Items from a dataset

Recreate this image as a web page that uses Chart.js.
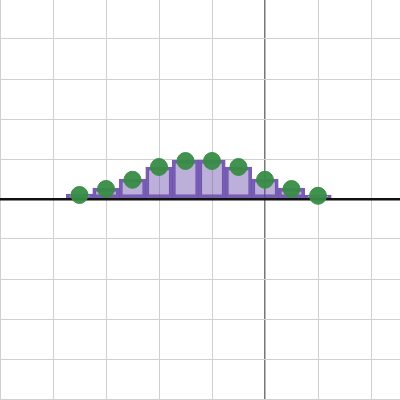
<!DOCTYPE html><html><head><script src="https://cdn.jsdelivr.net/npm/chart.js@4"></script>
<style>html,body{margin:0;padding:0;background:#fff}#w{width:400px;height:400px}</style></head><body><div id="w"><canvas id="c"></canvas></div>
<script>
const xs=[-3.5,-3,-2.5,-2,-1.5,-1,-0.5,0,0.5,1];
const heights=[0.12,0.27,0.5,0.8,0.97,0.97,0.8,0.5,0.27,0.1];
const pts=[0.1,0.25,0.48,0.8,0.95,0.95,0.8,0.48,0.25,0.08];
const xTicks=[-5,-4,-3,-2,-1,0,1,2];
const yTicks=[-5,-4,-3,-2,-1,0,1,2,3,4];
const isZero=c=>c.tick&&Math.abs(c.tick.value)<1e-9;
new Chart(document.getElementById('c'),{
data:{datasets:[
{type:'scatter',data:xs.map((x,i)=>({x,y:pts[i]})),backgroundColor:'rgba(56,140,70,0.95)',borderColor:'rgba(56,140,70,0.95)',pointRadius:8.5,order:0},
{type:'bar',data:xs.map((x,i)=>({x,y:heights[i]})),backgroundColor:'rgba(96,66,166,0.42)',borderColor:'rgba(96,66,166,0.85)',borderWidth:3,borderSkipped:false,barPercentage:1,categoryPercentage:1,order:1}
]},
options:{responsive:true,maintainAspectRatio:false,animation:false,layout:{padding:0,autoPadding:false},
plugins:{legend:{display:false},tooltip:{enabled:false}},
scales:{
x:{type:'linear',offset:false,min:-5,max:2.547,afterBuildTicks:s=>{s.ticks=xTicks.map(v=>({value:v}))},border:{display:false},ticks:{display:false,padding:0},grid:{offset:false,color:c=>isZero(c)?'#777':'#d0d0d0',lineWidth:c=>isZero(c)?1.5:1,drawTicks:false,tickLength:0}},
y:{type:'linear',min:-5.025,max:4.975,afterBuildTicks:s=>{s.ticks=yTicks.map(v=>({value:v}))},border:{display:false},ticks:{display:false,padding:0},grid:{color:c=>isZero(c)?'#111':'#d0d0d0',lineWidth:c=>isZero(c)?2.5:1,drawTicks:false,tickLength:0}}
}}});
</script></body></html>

* * *

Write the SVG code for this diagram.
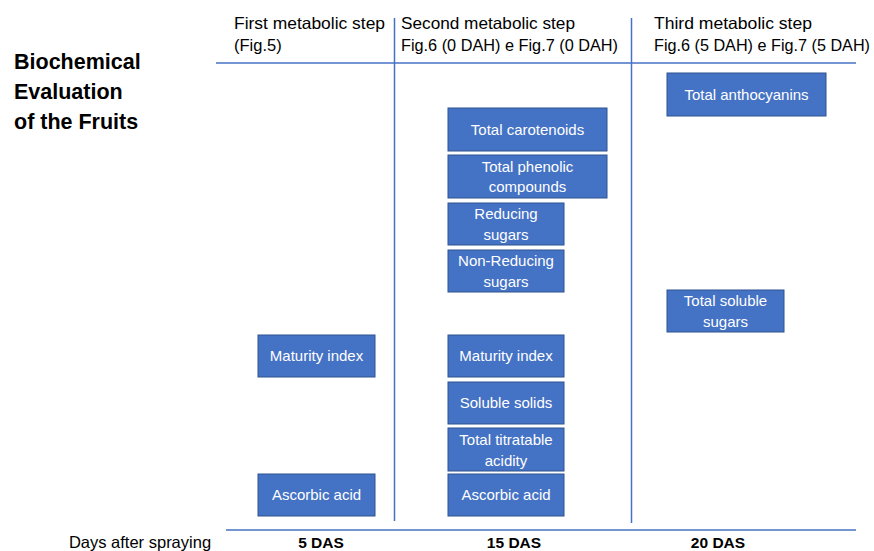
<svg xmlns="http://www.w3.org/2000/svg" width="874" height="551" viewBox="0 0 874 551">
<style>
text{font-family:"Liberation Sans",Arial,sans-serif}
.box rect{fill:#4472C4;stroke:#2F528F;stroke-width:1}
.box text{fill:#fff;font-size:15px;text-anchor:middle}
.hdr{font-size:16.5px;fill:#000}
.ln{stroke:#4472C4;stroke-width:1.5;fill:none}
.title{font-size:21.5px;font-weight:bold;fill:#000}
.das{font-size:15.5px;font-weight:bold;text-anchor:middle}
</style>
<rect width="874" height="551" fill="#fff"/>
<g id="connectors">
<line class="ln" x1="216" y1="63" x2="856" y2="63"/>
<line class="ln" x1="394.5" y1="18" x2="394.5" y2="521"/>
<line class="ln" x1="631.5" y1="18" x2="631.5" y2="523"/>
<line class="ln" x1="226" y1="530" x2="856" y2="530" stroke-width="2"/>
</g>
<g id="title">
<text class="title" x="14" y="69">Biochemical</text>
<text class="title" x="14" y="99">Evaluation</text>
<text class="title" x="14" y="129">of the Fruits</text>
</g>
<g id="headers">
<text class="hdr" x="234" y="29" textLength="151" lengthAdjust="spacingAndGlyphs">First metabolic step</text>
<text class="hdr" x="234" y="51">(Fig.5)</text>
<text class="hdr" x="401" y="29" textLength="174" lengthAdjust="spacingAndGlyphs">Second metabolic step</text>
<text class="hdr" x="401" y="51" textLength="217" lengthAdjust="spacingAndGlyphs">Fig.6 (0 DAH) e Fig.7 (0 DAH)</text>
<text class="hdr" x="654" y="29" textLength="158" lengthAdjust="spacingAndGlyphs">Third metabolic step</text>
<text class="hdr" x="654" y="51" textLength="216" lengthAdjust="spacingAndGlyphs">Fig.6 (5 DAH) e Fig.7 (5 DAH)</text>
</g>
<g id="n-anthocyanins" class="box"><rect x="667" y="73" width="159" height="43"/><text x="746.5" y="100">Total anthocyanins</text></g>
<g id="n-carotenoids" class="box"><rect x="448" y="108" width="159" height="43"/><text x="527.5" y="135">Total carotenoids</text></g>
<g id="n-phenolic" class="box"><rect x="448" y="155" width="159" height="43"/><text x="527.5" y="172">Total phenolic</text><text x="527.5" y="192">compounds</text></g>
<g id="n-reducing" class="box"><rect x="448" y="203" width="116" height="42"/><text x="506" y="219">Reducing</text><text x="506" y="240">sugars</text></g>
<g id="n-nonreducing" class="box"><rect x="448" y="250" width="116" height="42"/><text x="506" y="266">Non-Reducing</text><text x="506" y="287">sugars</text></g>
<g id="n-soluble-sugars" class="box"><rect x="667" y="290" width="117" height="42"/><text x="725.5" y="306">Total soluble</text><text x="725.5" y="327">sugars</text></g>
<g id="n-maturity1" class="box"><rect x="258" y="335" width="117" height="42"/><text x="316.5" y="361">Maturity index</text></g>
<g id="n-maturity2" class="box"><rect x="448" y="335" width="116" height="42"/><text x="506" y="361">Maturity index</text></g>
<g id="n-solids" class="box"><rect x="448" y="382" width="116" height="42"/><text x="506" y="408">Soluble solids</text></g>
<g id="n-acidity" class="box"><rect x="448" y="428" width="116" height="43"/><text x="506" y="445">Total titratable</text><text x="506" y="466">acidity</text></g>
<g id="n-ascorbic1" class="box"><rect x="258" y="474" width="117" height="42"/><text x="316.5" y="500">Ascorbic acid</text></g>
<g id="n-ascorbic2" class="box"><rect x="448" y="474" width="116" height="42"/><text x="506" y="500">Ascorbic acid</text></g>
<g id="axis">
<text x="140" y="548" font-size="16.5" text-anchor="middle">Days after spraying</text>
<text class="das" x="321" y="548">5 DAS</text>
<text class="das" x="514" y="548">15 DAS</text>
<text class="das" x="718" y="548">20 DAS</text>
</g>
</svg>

■ WORK TO COMPLETE ■
Write out the lines beginning with the one that contains "Recreate this image" and ending with the one that contains "</script></body></html>", exactly as given. Leave pictures out.

■ RESULT OF THE TASK ■
Recreate this image as a web page that uses Chart.js.
<!DOCTYPE html><html><head><script src="https://cdn.jsdelivr.net/npm/chart.js@4"></script>
<style>html,body{margin:0;padding:0;background:#fff}#w{width:400px;height:400px}</style></head><body><div id="w"><canvas id="c"></canvas></div>
<script>
const xs=[-3.5,-3,-2.5,-2,-1.5,-1,-0.5,0,0.5,1];
const heights=[0.12,0.27,0.5,0.8,0.97,0.97,0.8,0.5,0.27,0.1];
const pts=[0.1,0.25,0.48,0.8,0.95,0.95,0.8,0.48,0.25,0.08];
const xTicks=[-5,-4,-3,-2,-1,0,1,2];
const yTicks=[-5,-4,-3,-2,-1,0,1,2,3,4];
const isZero=c=>c.tick&&Math.abs(c.tick.value)<1e-9;
new Chart(document.getElementById('c'),{
data:{datasets:[
{type:'scatter',data:xs.map((x,i)=>({x,y:pts[i]})),backgroundColor:'rgba(56,140,70,0.95)',borderColor:'rgba(56,140,70,0.95)',pointRadius:8.5,order:0},
{type:'bar',data:xs.map((x,i)=>({x,y:heights[i]})),backgroundColor:'rgba(96,66,166,0.42)',borderColor:'rgba(96,66,166,0.85)',borderWidth:3,borderSkipped:false,barPercentage:1,categoryPercentage:1,order:1}
]},
options:{responsive:true,maintainAspectRatio:false,animation:false,layout:{padding:0,autoPadding:false},
plugins:{legend:{display:false},tooltip:{enabled:false}},
scales:{
x:{type:'linear',offset:false,min:-5,max:2.547,afterBuildTicks:s=>{s.ticks=xTicks.map(v=>({value:v}))},border:{display:false},ticks:{display:false,padding:0},grid:{offset:false,color:c=>isZero(c)?'#777':'#d0d0d0',lineWidth:c=>isZero(c)?1.5:1,drawTicks:false,tickLength:0}},
y:{type:'linear',min:-5.025,max:4.975,afterBuildTicks:s=>{s.ticks=yTicks.map(v=>({value:v}))},border:{display:false},ticks:{display:false,padding:0},grid:{color:c=>isZero(c)?'#111':'#d0d0d0',lineWidth:c=>isZero(c)?2.5:1,drawTicks:false,tickLength:0}}
}}});
</script></body></html>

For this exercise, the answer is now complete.